Я заверил Штеймана, что мой фантастический роман гораздо лучше того, что печатался в «Новом мире», и я искренне не понимаю, почему рецензенты так на него ополчились. Он подумал и сказал:
— Пришли его мне. Хочу сам посмотреть, чего ты стоишь в фантастике. Я не знаток и не любитель этого жанра, так что на критику не поскуплюсь, но тебе это будет полезно.
Вернувшись домой, я послал Зелику рукопись и забыл о ней. В то время я начал работать над повестями о физиках-ядерщиках, используя свои старые знания в области атомных проблем — все-таки несколько лет пришлось ими заниматься, — и уже не думал возвращаться к фантастике. Но примерно через полгода после разговора с Зеликом меня вызвал к телефону писатель и критик Владимир Иванович Дмитревский.

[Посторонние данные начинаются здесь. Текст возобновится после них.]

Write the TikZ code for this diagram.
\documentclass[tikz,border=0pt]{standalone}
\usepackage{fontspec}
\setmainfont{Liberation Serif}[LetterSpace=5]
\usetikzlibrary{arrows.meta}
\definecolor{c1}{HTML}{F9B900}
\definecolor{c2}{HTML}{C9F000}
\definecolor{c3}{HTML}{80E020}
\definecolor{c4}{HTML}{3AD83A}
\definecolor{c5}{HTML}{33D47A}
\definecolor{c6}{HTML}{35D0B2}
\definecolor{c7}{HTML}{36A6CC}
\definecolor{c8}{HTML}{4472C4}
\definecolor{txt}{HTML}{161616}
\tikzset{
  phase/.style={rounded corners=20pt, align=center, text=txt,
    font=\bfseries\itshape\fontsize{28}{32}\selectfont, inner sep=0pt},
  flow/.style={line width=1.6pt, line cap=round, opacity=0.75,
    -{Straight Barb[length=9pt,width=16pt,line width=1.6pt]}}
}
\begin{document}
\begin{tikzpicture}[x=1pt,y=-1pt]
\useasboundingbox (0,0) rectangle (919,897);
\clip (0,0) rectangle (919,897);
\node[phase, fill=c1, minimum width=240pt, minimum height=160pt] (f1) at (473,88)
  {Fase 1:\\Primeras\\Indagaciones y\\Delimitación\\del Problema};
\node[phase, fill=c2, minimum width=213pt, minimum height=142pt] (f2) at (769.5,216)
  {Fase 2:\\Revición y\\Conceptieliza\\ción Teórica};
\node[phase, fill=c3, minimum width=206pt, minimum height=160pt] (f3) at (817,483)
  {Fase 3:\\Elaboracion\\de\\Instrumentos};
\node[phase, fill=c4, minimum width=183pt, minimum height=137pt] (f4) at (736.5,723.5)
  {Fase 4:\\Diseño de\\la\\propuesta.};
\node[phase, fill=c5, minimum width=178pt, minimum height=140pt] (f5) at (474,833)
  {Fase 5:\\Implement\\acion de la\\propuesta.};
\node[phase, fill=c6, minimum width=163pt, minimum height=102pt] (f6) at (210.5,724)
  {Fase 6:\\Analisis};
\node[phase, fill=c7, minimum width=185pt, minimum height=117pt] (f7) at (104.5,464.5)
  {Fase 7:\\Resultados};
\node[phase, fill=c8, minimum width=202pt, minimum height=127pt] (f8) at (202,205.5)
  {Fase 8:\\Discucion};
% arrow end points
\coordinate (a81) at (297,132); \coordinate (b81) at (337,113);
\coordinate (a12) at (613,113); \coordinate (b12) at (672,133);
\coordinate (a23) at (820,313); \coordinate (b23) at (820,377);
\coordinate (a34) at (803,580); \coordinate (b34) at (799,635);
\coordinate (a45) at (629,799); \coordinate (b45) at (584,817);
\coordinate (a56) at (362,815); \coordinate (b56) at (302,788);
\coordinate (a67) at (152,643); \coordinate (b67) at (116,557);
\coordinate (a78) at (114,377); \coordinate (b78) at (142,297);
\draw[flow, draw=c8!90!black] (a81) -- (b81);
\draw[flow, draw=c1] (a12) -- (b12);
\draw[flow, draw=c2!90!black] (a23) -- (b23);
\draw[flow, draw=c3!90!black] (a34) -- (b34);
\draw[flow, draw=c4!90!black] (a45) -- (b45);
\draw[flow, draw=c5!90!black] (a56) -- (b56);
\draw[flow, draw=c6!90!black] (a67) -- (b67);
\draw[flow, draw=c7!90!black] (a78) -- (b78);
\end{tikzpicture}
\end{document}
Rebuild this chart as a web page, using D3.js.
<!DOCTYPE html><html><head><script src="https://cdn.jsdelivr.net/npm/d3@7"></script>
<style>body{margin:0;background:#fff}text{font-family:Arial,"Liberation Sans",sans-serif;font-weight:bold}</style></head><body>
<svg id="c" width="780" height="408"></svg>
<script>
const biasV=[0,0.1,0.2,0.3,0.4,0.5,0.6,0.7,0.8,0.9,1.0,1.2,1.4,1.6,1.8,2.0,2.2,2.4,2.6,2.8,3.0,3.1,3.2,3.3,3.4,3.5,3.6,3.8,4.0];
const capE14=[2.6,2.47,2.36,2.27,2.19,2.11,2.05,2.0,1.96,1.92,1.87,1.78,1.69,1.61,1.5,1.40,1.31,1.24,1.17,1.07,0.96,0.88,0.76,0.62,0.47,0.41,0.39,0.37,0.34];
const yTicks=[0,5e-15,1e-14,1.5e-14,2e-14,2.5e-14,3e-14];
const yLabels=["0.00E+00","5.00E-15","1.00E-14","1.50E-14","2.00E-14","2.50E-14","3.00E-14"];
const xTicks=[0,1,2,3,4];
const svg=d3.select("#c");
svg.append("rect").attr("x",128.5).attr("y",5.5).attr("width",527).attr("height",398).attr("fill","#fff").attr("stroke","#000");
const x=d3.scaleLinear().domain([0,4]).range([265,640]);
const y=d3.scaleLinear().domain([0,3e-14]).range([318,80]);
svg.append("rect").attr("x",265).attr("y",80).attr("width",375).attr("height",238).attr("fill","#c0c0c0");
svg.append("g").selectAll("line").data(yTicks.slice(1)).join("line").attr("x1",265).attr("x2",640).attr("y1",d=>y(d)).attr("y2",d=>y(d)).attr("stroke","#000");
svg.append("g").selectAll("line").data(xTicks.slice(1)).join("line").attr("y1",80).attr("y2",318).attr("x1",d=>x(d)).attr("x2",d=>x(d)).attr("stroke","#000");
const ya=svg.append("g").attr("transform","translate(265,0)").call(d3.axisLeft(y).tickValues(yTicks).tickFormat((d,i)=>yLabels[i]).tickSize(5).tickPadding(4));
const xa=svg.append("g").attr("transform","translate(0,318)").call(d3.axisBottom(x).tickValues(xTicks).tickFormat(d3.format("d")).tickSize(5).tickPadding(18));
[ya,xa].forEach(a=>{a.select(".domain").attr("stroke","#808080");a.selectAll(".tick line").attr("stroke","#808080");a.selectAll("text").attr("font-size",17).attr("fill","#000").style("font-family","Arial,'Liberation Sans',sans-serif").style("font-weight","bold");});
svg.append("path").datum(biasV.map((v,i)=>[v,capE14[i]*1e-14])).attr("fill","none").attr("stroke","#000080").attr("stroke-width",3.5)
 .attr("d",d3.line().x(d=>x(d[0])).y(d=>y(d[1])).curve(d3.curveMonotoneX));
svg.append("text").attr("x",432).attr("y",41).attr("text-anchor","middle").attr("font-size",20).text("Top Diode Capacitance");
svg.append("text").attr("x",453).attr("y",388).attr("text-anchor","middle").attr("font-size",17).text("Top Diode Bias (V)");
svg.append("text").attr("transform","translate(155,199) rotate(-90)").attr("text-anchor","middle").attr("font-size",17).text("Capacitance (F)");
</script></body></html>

— Мы с Евгением Павловичем Брандисом готовим к печати сборник фантастики «Эллинский секрет». Зелик Яковлевич Штейман предложил мне ваш роман, предупредив, что с вами этого не согласовывал и что рукопись уже отвергли многие издательства. Он нам понравился. Будут ли у вас возражения против его напечатания?
Разумеется, возражений у меня не было. «Эллинский секрет» с моим романом вышел в свет в 1966 году, а Лениздат попросил продолжить повествование дальше, посчитав напечатанное лишь первой частью эпопеи. Так я стал писателем-фантастом. И даже то, что в эти годы печатались в «Знамени» и выходили отдельными книжками романы и повести о ядерщиках (три рукописи увидели свет, две задержаны цензурой и не напечатаны до сих пор), уже не свернуло меня с нового моего пути. Глубоко уверен, что без помощи Зелика я бы сложил руки и никогда не вернулся к этому жанру.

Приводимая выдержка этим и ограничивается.